GIVEN MATERIAL.
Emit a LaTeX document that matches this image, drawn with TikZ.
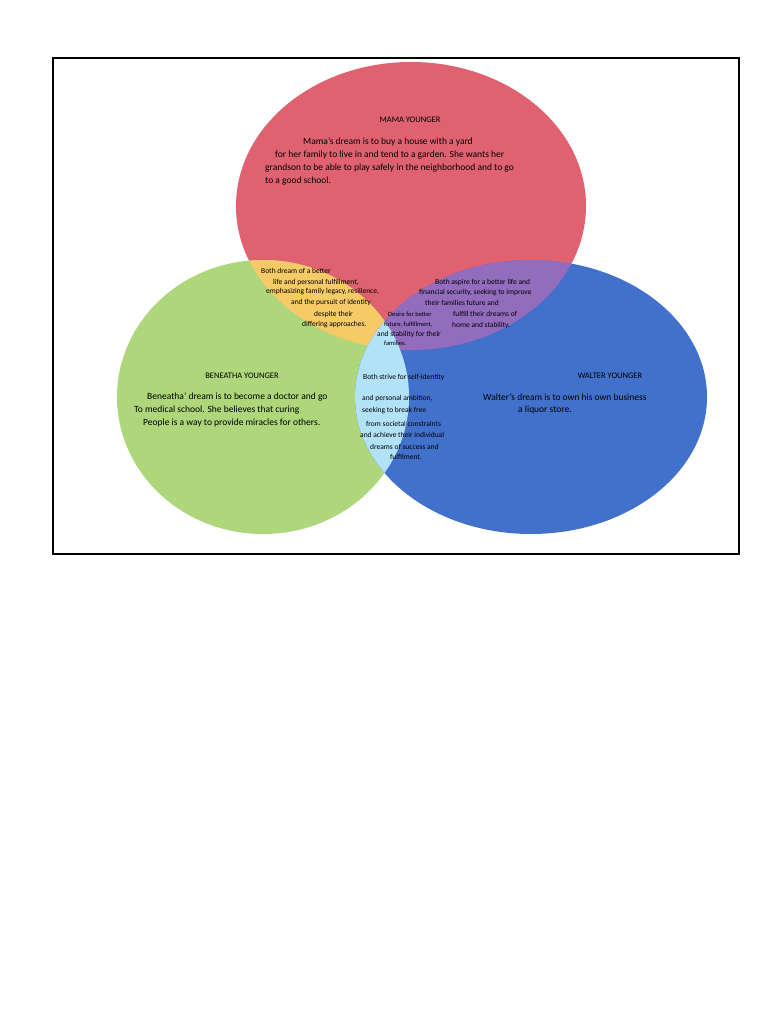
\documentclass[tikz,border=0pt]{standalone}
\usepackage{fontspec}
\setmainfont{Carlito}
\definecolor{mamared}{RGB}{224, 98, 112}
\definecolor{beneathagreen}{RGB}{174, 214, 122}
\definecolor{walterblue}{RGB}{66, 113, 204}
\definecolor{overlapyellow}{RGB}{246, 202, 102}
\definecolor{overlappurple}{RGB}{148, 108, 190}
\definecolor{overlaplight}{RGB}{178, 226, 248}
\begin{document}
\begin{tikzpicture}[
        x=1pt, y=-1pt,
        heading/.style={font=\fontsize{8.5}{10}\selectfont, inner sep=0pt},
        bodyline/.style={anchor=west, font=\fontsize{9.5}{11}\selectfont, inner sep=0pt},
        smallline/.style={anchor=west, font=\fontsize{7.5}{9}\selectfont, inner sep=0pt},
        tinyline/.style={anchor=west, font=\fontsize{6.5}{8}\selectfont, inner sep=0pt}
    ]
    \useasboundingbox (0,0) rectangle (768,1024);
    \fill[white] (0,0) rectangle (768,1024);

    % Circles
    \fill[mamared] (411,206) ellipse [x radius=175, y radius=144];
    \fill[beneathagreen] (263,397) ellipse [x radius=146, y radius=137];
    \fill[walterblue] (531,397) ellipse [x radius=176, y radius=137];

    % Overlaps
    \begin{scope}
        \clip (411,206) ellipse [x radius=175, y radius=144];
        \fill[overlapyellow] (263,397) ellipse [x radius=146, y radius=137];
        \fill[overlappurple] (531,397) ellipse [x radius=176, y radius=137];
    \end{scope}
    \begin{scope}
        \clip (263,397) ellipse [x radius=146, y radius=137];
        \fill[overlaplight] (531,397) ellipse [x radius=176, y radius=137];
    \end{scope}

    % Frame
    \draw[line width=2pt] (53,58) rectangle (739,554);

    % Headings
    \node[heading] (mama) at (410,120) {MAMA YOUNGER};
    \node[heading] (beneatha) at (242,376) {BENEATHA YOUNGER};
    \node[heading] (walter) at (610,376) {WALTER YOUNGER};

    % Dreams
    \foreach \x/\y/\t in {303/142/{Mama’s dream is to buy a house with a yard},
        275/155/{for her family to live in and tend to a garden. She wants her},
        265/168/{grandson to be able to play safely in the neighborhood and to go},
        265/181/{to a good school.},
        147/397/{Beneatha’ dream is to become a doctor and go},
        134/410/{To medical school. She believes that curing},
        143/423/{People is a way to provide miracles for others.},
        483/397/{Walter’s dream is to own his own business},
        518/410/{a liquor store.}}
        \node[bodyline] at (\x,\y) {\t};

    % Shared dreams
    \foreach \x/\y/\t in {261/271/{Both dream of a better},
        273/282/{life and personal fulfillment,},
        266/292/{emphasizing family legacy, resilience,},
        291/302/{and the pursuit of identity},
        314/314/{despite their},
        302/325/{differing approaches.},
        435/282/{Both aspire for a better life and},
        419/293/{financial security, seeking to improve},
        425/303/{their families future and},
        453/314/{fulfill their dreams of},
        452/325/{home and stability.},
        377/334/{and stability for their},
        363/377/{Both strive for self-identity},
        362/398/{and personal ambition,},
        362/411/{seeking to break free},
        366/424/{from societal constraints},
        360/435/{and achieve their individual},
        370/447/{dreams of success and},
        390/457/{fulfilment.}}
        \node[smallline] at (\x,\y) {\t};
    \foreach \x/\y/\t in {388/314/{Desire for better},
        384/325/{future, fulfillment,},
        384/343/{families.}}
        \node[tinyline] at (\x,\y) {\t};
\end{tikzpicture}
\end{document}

WHAT TO DO.
Keep every word of the data as it is when you write it out, but drop the pictures.

RESPONSE.
Emit a LaTeX document that matches this image, drawn with TikZ.
\documentclass[tikz,border=0pt]{standalone}
\usepackage{fontspec}
\setmainfont{Carlito}
\definecolor{mamared}{RGB}{224, 98, 112}
\definecolor{beneathagreen}{RGB}{174, 214, 122}
\definecolor{walterblue}{RGB}{66, 113, 204}
\definecolor{overlapyellow}{RGB}{246, 202, 102}
\definecolor{overlappurple}{RGB}{148, 108, 190}
\definecolor{overlaplight}{RGB}{178, 226, 248}
\begin{document}
\begin{tikzpicture}[
        x=1pt, y=-1pt,
        heading/.style={font=\fontsize{8.5}{10}\selectfont, inner sep=0pt},
        bodyline/.style={anchor=west, font=\fontsize{9.5}{11}\selectfont, inner sep=0pt},
        smallline/.style={anchor=west, font=\fontsize{7.5}{9}\selectfont, inner sep=0pt},
        tinyline/.style={anchor=west, font=\fontsize{6.5}{8}\selectfont, inner sep=0pt}
    ]
    \useasboundingbox (0,0) rectangle (768,1024);
    \fill[white] (0,0) rectangle (768,1024);

    % Circles
    \fill[mamared] (411,206) ellipse [x radius=175, y radius=144];
    \fill[beneathagreen] (263,397) ellipse [x radius=146, y radius=137];
    \fill[walterblue] (531,397) ellipse [x radius=176, y radius=137];

    % Overlaps
    \begin{scope}
        \clip (411,206) ellipse [x radius=175, y radius=144];
        \fill[overlapyellow] (263,397) ellipse [x radius=146, y radius=137];
        \fill[overlappurple] (531,397) ellipse [x radius=176, y radius=137];
    \end{scope}
    \begin{scope}
        \clip (263,397) ellipse [x radius=146, y radius=137];
        \fill[overlaplight] (531,397) ellipse [x radius=176, y radius=137];
    \end{scope}

    % Frame
    \draw[line width=2pt] (53,58) rectangle (739,554);

    % Headings
    \node[heading] (mama) at (410,120) {MAMA YOUNGER};
    \node[heading] (beneatha) at (242,376) {BENEATHA YOUNGER};
    \node[heading] (walter) at (610,376) {WALTER YOUNGER};

    % Dreams
    \foreach \x/\y/\t in {303/142/{Mama’s dream is to buy a house with a yard},
        275/155/{for her family to live in and tend to a garden. She wants her},
        265/168/{grandson to be able to play safely in the neighborhood and to go},
        265/181/{to a good school.},
        147/397/{Beneatha’ dream is to become a doctor and go},
        134/410/{To medical school. She believes that curing},
        143/423/{People is a way to provide miracles for others.},
        483/397/{Walter’s dream is to own his own business},
        518/410/{a liquor store.}}
        \node[bodyline] at (\x,\y) {\t};

    % Shared dreams
    \foreach \x/\y/\t in {261/271/{Both dream of a better},
        273/282/{life and personal fulfillment,},
        266/292/{emphasizing family legacy, resilience,},
        291/302/{and the pursuit of identity},
        314/314/{despite their},
        302/325/{differing approaches.},
        435/282/{Both aspire for a better life and},
        419/293/{financial security, seeking to improve},
        425/303/{their families future and},
        453/314/{fulfill their dreams of},
        452/325/{home and stability.},
        377/334/{and stability for their},
        363/377/{Both strive for self-identity},
        362/398/{and personal ambition,},
        362/411/{seeking to break free},
        366/424/{from societal constraints},
        360/435/{and achieve their individual},
        370/447/{dreams of success and},
        390/457/{fulfilment.}}
        \node[smallline] at (\x,\y) {\t};
    \foreach \x/\y/\t in {388/314/{Desire for better},
        384/325/{future, fulfillment,},
        384/343/{families.}}
        \node[tinyline] at (\x,\y) {\t};
\end{tikzpicture}
\end{document}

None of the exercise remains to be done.